━━━ PROVIDED INFORMATION
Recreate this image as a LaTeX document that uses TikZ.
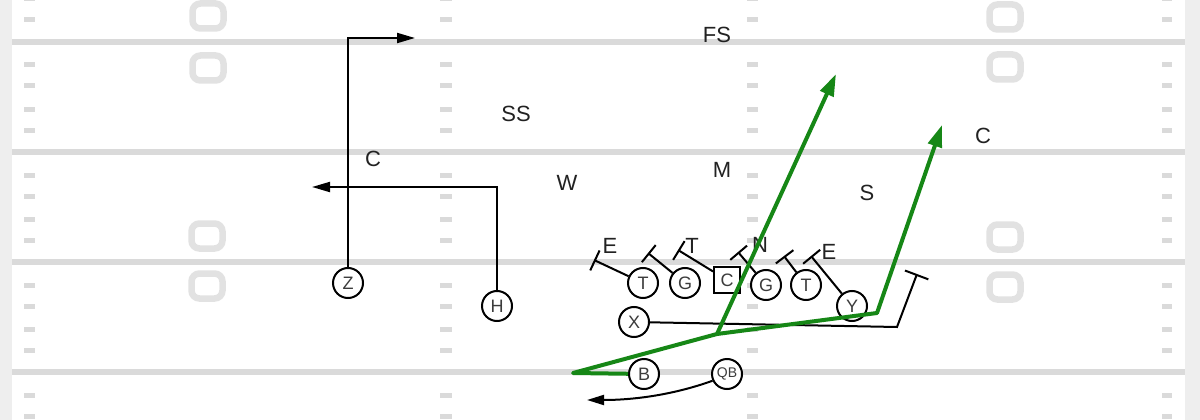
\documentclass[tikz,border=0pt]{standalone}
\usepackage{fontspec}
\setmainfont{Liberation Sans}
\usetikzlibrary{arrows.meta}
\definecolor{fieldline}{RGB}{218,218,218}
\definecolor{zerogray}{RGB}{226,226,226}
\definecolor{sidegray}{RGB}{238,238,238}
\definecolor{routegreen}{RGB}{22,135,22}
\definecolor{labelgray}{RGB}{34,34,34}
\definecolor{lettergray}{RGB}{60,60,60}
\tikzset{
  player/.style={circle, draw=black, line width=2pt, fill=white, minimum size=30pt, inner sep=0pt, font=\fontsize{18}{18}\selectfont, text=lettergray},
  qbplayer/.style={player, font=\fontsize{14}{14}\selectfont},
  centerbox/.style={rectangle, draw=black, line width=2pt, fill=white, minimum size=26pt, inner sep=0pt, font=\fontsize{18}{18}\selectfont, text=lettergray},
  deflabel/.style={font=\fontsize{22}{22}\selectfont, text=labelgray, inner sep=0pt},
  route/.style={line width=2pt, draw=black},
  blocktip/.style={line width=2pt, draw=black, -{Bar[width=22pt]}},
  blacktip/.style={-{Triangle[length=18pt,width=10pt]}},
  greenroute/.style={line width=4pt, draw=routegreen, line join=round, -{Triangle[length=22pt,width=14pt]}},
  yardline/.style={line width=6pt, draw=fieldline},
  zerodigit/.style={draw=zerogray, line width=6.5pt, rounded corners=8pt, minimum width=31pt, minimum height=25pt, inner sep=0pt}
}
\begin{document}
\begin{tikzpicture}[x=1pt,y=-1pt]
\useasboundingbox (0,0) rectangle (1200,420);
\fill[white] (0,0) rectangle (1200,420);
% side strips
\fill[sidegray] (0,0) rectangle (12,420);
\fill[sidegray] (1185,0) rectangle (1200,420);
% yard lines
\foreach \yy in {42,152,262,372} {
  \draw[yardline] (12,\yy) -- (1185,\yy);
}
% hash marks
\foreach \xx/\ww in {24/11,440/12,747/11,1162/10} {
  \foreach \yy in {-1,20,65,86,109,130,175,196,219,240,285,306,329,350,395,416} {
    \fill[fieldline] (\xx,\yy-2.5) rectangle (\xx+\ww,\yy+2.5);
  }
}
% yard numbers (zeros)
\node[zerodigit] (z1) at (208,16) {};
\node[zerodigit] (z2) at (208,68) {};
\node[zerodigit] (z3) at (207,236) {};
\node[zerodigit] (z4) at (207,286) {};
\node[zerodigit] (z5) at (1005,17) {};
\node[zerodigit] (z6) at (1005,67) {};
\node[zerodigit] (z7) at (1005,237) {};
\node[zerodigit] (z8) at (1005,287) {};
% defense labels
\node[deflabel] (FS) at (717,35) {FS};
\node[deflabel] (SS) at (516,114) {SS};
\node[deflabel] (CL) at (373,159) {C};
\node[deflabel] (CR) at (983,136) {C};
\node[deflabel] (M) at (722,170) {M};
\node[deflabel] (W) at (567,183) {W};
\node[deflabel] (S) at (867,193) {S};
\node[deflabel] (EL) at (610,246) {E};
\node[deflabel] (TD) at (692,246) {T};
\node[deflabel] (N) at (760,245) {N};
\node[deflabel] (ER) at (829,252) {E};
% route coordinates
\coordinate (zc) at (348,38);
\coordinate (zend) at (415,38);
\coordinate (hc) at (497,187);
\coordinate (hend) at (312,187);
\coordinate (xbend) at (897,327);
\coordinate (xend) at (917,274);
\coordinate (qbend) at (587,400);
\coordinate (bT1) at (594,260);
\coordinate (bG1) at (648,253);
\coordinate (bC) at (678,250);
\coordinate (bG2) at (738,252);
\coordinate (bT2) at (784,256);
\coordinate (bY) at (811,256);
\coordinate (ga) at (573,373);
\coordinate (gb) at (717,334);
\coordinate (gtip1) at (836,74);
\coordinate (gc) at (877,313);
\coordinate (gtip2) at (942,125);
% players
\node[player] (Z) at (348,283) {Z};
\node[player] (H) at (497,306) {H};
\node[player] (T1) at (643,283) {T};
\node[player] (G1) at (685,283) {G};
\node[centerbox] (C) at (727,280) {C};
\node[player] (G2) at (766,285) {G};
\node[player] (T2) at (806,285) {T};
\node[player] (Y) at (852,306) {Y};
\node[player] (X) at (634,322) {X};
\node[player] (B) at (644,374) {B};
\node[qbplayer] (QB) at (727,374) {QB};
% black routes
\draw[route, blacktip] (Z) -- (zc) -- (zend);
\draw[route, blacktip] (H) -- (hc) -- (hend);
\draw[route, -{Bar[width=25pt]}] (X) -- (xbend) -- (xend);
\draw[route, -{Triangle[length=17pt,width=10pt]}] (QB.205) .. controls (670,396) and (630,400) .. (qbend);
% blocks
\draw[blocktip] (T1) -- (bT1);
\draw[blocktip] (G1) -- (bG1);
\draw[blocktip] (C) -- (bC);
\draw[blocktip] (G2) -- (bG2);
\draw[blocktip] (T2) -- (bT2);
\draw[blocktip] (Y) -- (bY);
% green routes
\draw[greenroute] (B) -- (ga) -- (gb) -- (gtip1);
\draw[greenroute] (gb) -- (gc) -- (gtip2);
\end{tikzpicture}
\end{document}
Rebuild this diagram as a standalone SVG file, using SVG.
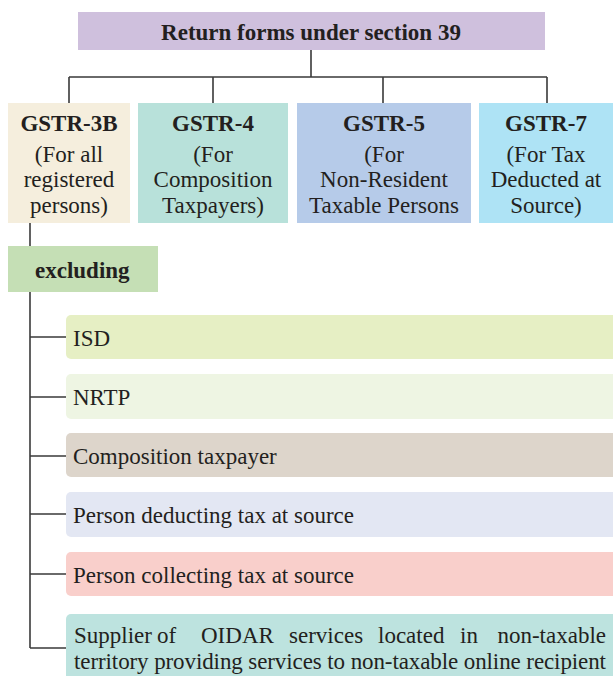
━━━━━━
WORK TO BE COMPLETED: Restate the listing above word for word, and skip the pictures.

EXERCISE SOLUTION:
Recreate this image as a LaTeX document that uses TikZ.
\documentclass[tikz,border=0pt]{standalone}
\usepackage{fontspec}
\setmainfont{Liberation Sans}
\usetikzlibrary{arrows.meta}
\definecolor{fieldline}{RGB}{218,218,218}
\definecolor{zerogray}{RGB}{226,226,226}
\definecolor{sidegray}{RGB}{238,238,238}
\definecolor{routegreen}{RGB}{22,135,22}
\definecolor{labelgray}{RGB}{34,34,34}
\definecolor{lettergray}{RGB}{60,60,60}
\tikzset{
  player/.style={circle, draw=black, line width=2pt, fill=white, minimum size=30pt, inner sep=0pt, font=\fontsize{18}{18}\selectfont, text=lettergray},
  qbplayer/.style={player, font=\fontsize{14}{14}\selectfont},
  centerbox/.style={rectangle, draw=black, line width=2pt, fill=white, minimum size=26pt, inner sep=0pt, font=\fontsize{18}{18}\selectfont, text=lettergray},
  deflabel/.style={font=\fontsize{22}{22}\selectfont, text=labelgray, inner sep=0pt},
  route/.style={line width=2pt, draw=black},
  blocktip/.style={line width=2pt, draw=black, -{Bar[width=22pt]}},
  blacktip/.style={-{Triangle[length=18pt,width=10pt]}},
  greenroute/.style={line width=4pt, draw=routegreen, line join=round, -{Triangle[length=22pt,width=14pt]}},
  yardline/.style={line width=6pt, draw=fieldline},
  zerodigit/.style={draw=zerogray, line width=6.5pt, rounded corners=8pt, minimum width=31pt, minimum height=25pt, inner sep=0pt}
}
\begin{document}
\begin{tikzpicture}[x=1pt,y=-1pt]
\useasboundingbox (0,0) rectangle (1200,420);
\fill[white] (0,0) rectangle (1200,420);
% side strips
\fill[sidegray] (0,0) rectangle (12,420);
\fill[sidegray] (1185,0) rectangle (1200,420);
% yard lines
\foreach \yy in {42,152,262,372} {
  \draw[yardline] (12,\yy) -- (1185,\yy);
}
% hash marks
\foreach \xx/\ww in {24/11,440/12,747/11,1162/10} {
  \foreach \yy in {-1,20,65,86,109,130,175,196,219,240,285,306,329,350,395,416} {
    \fill[fieldline] (\xx,\yy-2.5) rectangle (\xx+\ww,\yy+2.5);
  }
}
% yard numbers (zeros)
\node[zerodigit] (z1) at (208,16) {};
\node[zerodigit] (z2) at (208,68) {};
\node[zerodigit] (z3) at (207,236) {};
\node[zerodigit] (z4) at (207,286) {};
\node[zerodigit] (z5) at (1005,17) {};
\node[zerodigit] (z6) at (1005,67) {};
\node[zerodigit] (z7) at (1005,237) {};
\node[zerodigit] (z8) at (1005,287) {};
% defense labels
\node[deflabel] (FS) at (717,35) {FS};
\node[deflabel] (SS) at (516,114) {SS};
\node[deflabel] (CL) at (373,159) {C};
\node[deflabel] (CR) at (983,136) {C};
\node[deflabel] (M) at (722,170) {M};
\node[deflabel] (W) at (567,183) {W};
\node[deflabel] (S) at (867,193) {S};
\node[deflabel] (EL) at (610,246) {E};
\node[deflabel] (TD) at (692,246) {T};
\node[deflabel] (N) at (760,245) {N};
\node[deflabel] (ER) at (829,252) {E};
% route coordinates
\coordinate (zc) at (348,38);
\coordinate (zend) at (415,38);
\coordinate (hc) at (497,187);
\coordinate (hend) at (312,187);
\coordinate (xbend) at (897,327);
\coordinate (xend) at (917,274);
\coordinate (qbend) at (587,400);
\coordinate (bT1) at (594,260);
\coordinate (bG1) at (648,253);
\coordinate (bC) at (678,250);
\coordinate (bG2) at (738,252);
\coordinate (bT2) at (784,256);
\coordinate (bY) at (811,256);
\coordinate (ga) at (573,373);
\coordinate (gb) at (717,334);
\coordinate (gtip1) at (836,74);
\coordinate (gc) at (877,313);
\coordinate (gtip2) at (942,125);
% players
\node[player] (Z) at (348,283) {Z};
\node[player] (H) at (497,306) {H};
\node[player] (T1) at (643,283) {T};
\node[player] (G1) at (685,283) {G};
\node[centerbox] (C) at (727,280) {C};
\node[player] (G2) at (766,285) {G};
\node[player] (T2) at (806,285) {T};
\node[player] (Y) at (852,306) {Y};
\node[player] (X) at (634,322) {X};
\node[player] (B) at (644,374) {B};
\node[qbplayer] (QB) at (727,374) {QB};
% black routes
\draw[route, blacktip] (Z) -- (zc) -- (zend);
\draw[route, blacktip] (H) -- (hc) -- (hend);
\draw[route, -{Bar[width=25pt]}] (X) -- (xbend) -- (xend);
\draw[route, -{Triangle[length=17pt,width=10pt]}] (QB.205) .. controls (670,396) and (630,400) .. (qbend);
% blocks
\draw[blocktip] (T1) -- (bT1);
\draw[blocktip] (G1) -- (bG1);
\draw[blocktip] (C) -- (bC);
\draw[blocktip] (G2) -- (bG2);
\draw[blocktip] (T2) -- (bT2);
\draw[blocktip] (Y) -- (bY);
% green routes
\draw[greenroute] (B) -- (ga) -- (gb) -- (gtip1);
\draw[greenroute] (gb) -- (gc) -- (gtip2);
\end{tikzpicture}
\end{document}
Rebuild this diagram as a standalone SVG file, using SVG.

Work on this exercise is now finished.